The third street entrance and lobby remain largely the same, with its distinct black granite floors and massive columns. This, along with a large portion of the 2nd floor will be the open to the public. Also on the second floor is the new Koret Education Center which plans to welcome 55,000 visiting school children every year–a huge increase from previous years. The second floor galleries contain works some of the most recognizable names in modern art: Frida Khalo, Diego Rivera, Salvador Dali, Pablo Picasso and many more. Even if you are not an adamant admirer of modern art, you will find something interesting, touching or at least provocative.
On the third floor terrace, visitors will find the largest living wall in the United States. Measuring 150 feet wide and almost 30 feet tall, the wall features native California plants, many of which can be found right here in the bay area. The expansive terrace is a wonderful place to take a break from the closed spaces of the galleries. In fact, throughout the museum, visitors will find terraces and large picture windows to have a seat and have a moment to rest and reflection.

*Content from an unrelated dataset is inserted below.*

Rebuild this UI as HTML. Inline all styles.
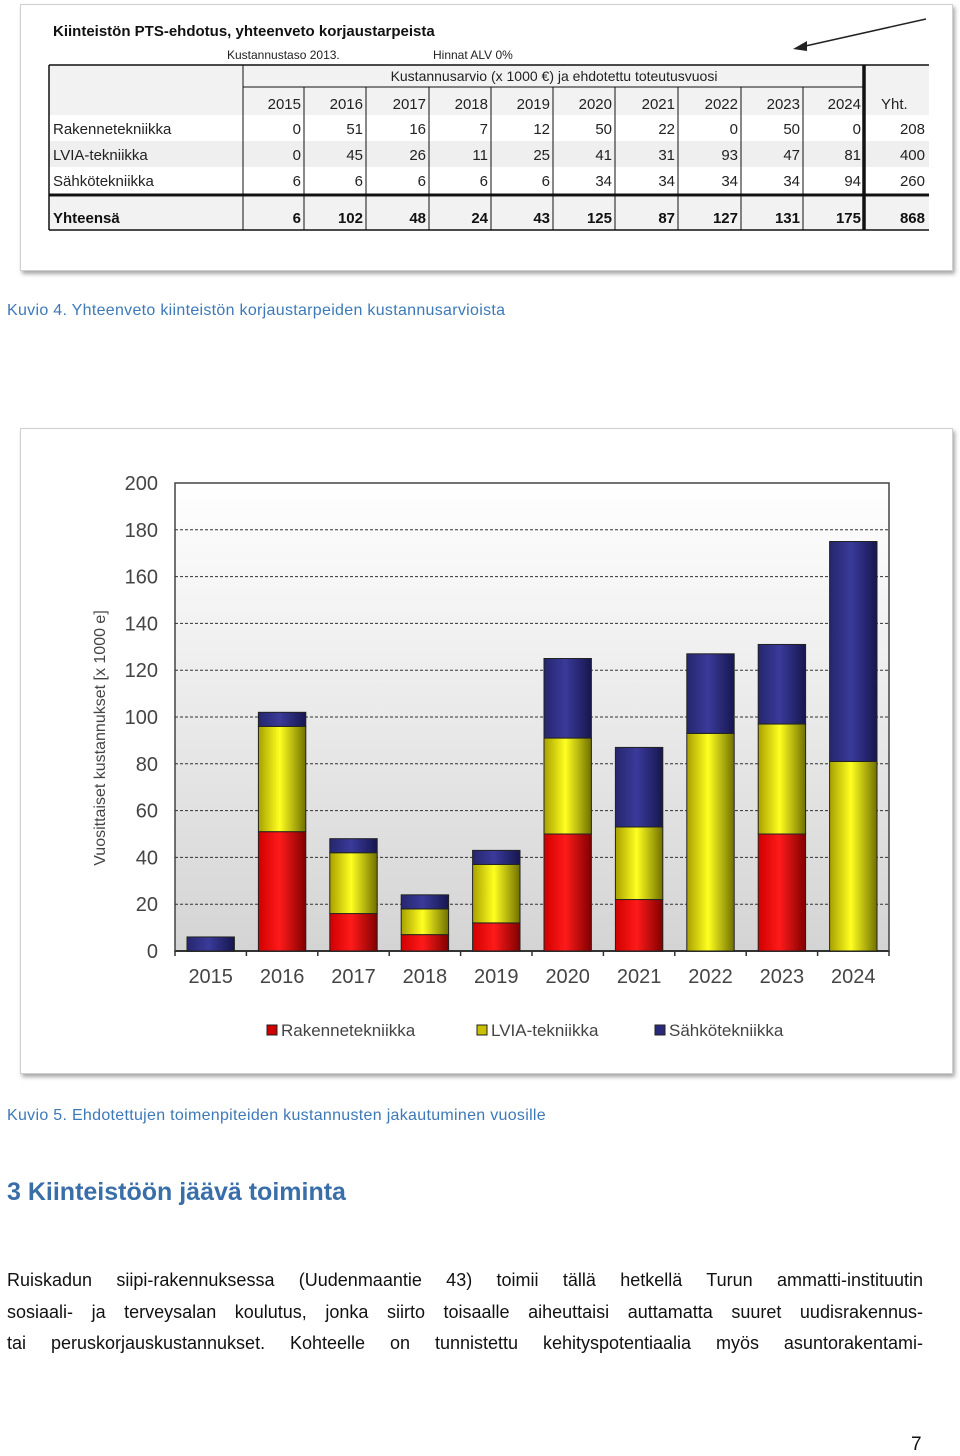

The third floor is also the home to the new Pritzker Center for Photography and its inaugural exhibit, California and the West. With photographs spanning over 100 years of history, settlement and urban development in California and throughout the west, the exhibit certainly adds a sense of identity and place. Interestingly enough, the SFMOMA was one if the first museums in the US to recognize photography as a form of art and as a result, boasts an enormous photography collection including works by Ansel Adams, Dorthea Lang and many more. The newly expanded third floor galleries finally gives curators a chance to display a larger part of the museum’s enormous photographic collection.

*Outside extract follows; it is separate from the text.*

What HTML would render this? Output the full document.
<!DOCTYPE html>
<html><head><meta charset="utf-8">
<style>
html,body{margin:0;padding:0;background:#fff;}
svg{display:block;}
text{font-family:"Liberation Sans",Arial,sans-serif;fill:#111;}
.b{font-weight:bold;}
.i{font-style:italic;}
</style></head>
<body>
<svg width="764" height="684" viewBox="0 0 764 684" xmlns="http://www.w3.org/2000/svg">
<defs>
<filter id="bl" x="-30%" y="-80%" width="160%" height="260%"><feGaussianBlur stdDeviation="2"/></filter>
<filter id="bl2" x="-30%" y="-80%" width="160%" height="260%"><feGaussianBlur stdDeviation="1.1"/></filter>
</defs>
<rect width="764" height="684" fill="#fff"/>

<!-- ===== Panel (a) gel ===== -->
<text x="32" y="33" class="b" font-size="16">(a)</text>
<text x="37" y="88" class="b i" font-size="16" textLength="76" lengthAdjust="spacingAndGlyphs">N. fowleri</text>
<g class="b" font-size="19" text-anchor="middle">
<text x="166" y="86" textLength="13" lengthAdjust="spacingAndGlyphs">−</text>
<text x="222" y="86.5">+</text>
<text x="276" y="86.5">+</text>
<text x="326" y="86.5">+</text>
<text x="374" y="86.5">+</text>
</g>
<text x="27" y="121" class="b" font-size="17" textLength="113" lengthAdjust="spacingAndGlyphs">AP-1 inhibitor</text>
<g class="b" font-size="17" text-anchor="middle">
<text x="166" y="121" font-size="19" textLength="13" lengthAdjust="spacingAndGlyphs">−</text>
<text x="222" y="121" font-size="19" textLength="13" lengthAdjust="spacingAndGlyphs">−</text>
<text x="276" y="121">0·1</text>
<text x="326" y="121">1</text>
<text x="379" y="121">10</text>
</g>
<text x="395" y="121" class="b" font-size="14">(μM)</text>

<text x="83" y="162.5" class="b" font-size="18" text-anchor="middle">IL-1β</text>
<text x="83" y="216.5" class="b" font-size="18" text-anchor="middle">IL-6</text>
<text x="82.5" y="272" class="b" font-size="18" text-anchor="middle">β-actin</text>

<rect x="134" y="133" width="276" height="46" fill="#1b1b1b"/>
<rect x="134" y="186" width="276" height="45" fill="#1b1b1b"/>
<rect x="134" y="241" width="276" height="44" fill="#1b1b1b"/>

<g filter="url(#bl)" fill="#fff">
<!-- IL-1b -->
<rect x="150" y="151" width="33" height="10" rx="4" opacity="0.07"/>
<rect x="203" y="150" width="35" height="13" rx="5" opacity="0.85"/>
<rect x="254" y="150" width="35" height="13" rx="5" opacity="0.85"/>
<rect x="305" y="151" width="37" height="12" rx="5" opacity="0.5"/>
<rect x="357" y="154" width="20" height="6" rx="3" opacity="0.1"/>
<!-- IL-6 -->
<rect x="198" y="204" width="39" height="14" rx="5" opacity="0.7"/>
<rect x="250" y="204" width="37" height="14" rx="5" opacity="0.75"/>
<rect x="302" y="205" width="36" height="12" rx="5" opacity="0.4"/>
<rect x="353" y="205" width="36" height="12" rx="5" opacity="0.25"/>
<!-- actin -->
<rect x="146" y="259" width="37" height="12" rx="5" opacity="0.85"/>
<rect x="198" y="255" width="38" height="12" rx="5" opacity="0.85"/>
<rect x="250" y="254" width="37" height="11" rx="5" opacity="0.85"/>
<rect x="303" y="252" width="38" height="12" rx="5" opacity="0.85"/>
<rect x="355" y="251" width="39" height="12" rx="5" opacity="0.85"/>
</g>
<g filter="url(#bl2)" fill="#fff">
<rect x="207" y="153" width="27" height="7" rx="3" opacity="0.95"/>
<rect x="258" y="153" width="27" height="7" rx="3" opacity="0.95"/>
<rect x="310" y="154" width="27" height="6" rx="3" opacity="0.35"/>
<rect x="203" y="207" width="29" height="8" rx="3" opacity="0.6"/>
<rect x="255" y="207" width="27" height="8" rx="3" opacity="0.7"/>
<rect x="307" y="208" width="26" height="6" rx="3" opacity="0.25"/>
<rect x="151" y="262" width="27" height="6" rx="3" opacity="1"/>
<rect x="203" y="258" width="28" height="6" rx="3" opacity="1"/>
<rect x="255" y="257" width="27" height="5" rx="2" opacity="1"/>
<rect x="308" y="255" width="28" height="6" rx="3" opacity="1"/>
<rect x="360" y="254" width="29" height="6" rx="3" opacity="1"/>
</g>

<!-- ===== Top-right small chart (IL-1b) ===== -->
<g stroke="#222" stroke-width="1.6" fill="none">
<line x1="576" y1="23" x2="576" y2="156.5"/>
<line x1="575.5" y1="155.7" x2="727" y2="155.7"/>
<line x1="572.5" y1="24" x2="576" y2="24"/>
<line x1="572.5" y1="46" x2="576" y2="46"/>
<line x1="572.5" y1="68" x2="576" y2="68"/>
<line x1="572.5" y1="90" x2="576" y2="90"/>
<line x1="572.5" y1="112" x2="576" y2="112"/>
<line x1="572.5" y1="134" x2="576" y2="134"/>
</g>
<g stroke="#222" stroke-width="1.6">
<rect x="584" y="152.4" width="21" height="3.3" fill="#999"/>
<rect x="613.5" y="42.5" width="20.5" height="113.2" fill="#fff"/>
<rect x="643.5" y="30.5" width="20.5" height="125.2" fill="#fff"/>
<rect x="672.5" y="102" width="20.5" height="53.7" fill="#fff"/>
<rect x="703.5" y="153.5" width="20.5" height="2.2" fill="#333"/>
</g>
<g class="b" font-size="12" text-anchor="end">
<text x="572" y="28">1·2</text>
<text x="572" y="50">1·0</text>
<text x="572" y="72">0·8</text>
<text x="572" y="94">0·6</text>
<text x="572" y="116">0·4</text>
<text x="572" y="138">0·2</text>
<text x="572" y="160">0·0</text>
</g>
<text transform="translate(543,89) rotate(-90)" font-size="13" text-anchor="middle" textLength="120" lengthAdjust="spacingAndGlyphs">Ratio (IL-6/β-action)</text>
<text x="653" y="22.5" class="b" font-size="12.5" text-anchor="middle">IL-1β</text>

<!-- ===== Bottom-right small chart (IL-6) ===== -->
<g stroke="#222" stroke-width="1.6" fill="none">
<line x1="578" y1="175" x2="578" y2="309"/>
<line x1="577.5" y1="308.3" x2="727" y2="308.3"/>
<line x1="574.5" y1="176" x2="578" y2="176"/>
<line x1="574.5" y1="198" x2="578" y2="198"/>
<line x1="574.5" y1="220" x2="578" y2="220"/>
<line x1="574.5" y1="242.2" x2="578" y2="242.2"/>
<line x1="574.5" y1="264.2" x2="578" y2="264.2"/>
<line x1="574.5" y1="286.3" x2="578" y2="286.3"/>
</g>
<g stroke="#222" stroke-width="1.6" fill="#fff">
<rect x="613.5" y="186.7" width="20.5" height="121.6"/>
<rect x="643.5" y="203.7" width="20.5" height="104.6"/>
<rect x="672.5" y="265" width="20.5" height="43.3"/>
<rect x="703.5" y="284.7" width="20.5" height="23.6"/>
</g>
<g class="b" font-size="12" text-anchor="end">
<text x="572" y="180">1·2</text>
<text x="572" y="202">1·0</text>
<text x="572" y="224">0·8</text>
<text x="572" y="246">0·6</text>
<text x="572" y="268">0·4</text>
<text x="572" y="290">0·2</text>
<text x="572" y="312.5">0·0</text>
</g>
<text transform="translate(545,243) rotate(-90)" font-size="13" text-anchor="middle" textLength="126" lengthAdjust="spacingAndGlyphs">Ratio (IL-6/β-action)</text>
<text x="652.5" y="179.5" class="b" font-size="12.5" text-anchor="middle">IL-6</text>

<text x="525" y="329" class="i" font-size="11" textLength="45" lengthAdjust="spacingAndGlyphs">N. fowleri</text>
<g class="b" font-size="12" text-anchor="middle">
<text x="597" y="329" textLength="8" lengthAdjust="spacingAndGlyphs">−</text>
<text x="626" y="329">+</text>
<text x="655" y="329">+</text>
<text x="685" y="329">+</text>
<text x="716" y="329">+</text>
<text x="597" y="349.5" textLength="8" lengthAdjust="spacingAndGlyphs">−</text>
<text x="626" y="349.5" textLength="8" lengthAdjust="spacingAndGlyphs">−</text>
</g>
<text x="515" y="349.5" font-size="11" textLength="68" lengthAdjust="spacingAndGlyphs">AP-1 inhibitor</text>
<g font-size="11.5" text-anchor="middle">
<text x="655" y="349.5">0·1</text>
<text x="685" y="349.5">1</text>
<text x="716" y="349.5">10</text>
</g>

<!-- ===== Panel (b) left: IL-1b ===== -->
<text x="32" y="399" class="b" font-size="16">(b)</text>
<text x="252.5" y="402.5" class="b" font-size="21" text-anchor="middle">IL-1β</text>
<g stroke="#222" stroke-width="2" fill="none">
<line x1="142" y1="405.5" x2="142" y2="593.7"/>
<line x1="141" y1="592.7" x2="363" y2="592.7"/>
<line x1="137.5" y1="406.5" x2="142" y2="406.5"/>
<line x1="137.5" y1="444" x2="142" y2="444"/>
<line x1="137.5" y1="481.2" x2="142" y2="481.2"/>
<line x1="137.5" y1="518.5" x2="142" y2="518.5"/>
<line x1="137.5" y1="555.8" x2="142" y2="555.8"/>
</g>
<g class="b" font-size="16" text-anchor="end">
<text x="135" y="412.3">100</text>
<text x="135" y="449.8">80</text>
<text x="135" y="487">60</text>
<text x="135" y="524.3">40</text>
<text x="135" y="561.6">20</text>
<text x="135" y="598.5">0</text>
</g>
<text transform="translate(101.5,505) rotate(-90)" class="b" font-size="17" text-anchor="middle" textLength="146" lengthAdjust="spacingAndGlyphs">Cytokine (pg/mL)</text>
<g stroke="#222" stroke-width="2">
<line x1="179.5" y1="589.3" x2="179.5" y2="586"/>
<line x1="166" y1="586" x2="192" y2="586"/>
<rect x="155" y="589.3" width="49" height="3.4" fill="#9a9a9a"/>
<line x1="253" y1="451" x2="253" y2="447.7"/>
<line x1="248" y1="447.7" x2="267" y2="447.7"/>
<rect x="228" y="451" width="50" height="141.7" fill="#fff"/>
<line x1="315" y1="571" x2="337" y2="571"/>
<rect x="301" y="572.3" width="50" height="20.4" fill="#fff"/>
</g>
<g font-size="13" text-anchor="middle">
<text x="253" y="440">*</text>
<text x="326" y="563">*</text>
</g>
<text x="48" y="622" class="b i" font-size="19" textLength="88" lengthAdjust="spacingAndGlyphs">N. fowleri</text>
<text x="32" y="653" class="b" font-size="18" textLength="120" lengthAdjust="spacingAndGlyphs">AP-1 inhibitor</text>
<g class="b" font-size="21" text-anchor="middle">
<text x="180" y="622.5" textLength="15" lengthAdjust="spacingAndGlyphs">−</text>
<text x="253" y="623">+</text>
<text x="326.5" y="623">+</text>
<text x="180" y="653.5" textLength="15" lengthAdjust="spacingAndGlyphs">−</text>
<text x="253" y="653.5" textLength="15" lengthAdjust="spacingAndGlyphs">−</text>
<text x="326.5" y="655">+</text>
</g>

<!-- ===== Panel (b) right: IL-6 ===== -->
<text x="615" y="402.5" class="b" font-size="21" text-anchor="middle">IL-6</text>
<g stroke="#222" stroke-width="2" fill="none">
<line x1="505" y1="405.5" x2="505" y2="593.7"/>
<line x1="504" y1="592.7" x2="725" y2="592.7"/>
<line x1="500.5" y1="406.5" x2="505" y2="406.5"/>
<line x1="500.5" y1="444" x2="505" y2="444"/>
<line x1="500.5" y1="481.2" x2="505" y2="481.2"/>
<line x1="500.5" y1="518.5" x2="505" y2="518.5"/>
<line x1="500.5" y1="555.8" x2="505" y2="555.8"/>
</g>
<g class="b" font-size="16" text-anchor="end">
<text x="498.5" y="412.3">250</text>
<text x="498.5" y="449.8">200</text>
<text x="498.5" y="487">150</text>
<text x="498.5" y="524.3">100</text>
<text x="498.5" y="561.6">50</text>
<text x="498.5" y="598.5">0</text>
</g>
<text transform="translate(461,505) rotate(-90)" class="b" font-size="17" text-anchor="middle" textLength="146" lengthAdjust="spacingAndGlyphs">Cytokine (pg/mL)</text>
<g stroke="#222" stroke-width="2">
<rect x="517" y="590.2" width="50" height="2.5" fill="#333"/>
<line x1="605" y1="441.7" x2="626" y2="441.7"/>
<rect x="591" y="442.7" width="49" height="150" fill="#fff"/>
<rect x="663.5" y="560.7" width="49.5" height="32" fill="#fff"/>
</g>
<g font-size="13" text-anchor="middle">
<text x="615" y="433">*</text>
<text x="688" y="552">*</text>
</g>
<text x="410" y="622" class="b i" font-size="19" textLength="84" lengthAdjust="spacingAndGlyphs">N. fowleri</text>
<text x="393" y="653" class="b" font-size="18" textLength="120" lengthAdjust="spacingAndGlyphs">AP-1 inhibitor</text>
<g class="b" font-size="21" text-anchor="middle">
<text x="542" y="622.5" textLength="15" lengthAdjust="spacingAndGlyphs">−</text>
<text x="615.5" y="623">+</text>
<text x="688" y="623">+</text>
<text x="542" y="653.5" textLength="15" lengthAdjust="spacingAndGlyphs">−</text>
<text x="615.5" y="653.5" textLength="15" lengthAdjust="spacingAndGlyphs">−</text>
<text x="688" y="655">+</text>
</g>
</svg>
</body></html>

Take the stairs! As visitors move from floor to floor, they’ll find textbook examples of the far reaching and diverse mediums of the modern art movement in the US and Europe. All opening exhibitions are comprised of pieces from SFMOMA’s permanent collection, including various contributed pieces from the Campaign for Art initiative. Within these galleries, visitors will encounter American abstract paintings, post-war German art, modern British sculpture, not to mention neon art, short films, installation art and even an exhibit on the evolving fields of graphic art and typography. Don’t miss the Andy Warhol galleries or the Roy Lichtenstein pop art masterpieces. The new cafe and sun-soaked sculpture garden are also located on the the fifth floor. Of course, no visit to the SFMOMA is complete without a quick stroll across the oculus bridge, the museum’s signature architectural feature. Also, the views of Yerba Buena Gardens from this vantage point are absolutely stunning, especially at sunset.

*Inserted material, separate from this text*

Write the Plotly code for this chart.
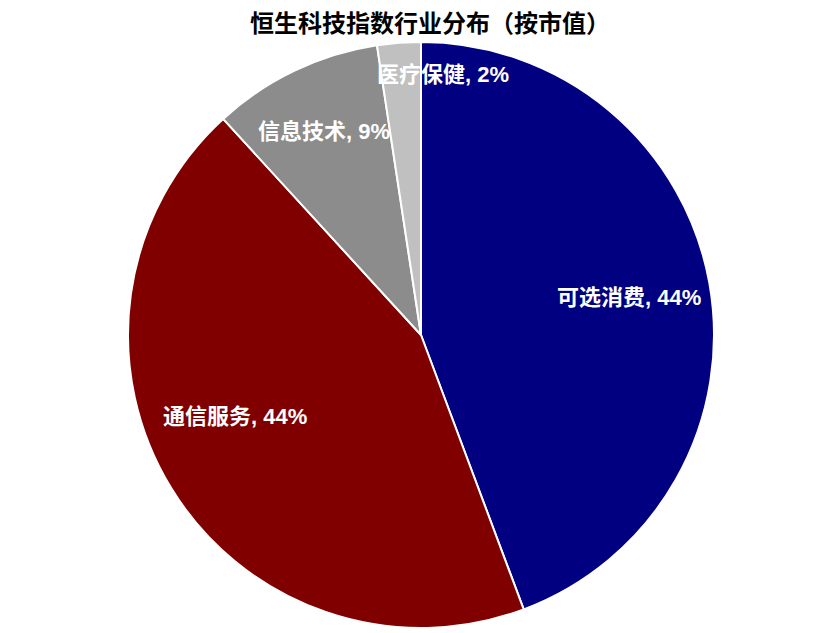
import math
import plotly.graph_objects as go

categories = ["可选消费", "通信服务", "信息技术", "医疗保健"]
values = [44.3, 43.9, 9.4, 2.4]
colors = ["#000080", "#800000", "#8c8c8c", "#c0c0c0"]

# label placement style (fraction of radius, pixel nudges)
label_radius = [0.72, 0.70, 0.77, 0.89]
label_xshift = [0, -11, 0, 42]
label_yshift = [0, 26, 0, 0]

fig = go.Figure(go.Pie(
    labels=categories,
    values=values,
    sort=False,
    direction="clockwise",
    rotation=0,
    marker=dict(colors=colors, line=dict(color="white", width=2)),
    textinfo="none",
    showlegend=False,
    hoverinfo="label+percent",
))

total = sum(values)
cum = 0.0
annotations = []
for i, (lab, v) in enumerate(zip(categories, values)):
    mid = (cum + v / 2) / total * 2 * math.pi
    cum += v
    f = label_radius[i]
    annotations.append(dict(
        x=0.5 + 0.5 * f * math.sin(mid),
        y=0.5 + 0.5 * f * math.cos(mid),
        xref="paper", yref="paper",
        text=f"{lab}, {round(v / total * 100)}%",
        showarrow=False,
        xanchor="center", yanchor="middle",
        xshift=label_xshift[i], yshift=label_yshift[i],
        font=dict(family="Liberation Sans, Noto Sans CJK SC", size=22, color="white", weight="bold"),
    ))

fig.update_layout(
    width=821, height=625,
    margin=dict(l=120, r=115, t=34, b=5),
    paper_bgcolor="white",
    plot_bgcolor="white",
    annotations=annotations,
    title=dict(
        text="恒生科技指数行业分布（按市值）",
        x=0.514, xanchor="center",
        y=1 - 16 / 625, yanchor="middle", yref="container",
        font=dict(family="Noto Sans CJK SC", size=24, color="black", weight="bold"),
    ),
)

fig.write_html("out.html")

The seventh floor galleries contain the museum’s most contemporary works, with most pieces created within the past 15 years. The art on this floor exhibits a wider variety of mediums than the floors below. That is to say, expect less paintings and more sculptures created from everyday objects, installation art, neon art and multimedia pieces. While not as large as the other floors below, these gallery spaces feel distinctly futuristic and on the forefront of great things to come.
Tickets for opening day on Saturday May 14 are sold out. However, tickets for Sunday and the rest of the year are available for purchase online. Ribbon cutting ceremony at the SFMOMA begins at will be from 8:30am to 10am. Additionally, several museums in the neighborhood will be offering free admission on May 14, including the Contemporary Jewish Museum and the Museum of African Diaspora.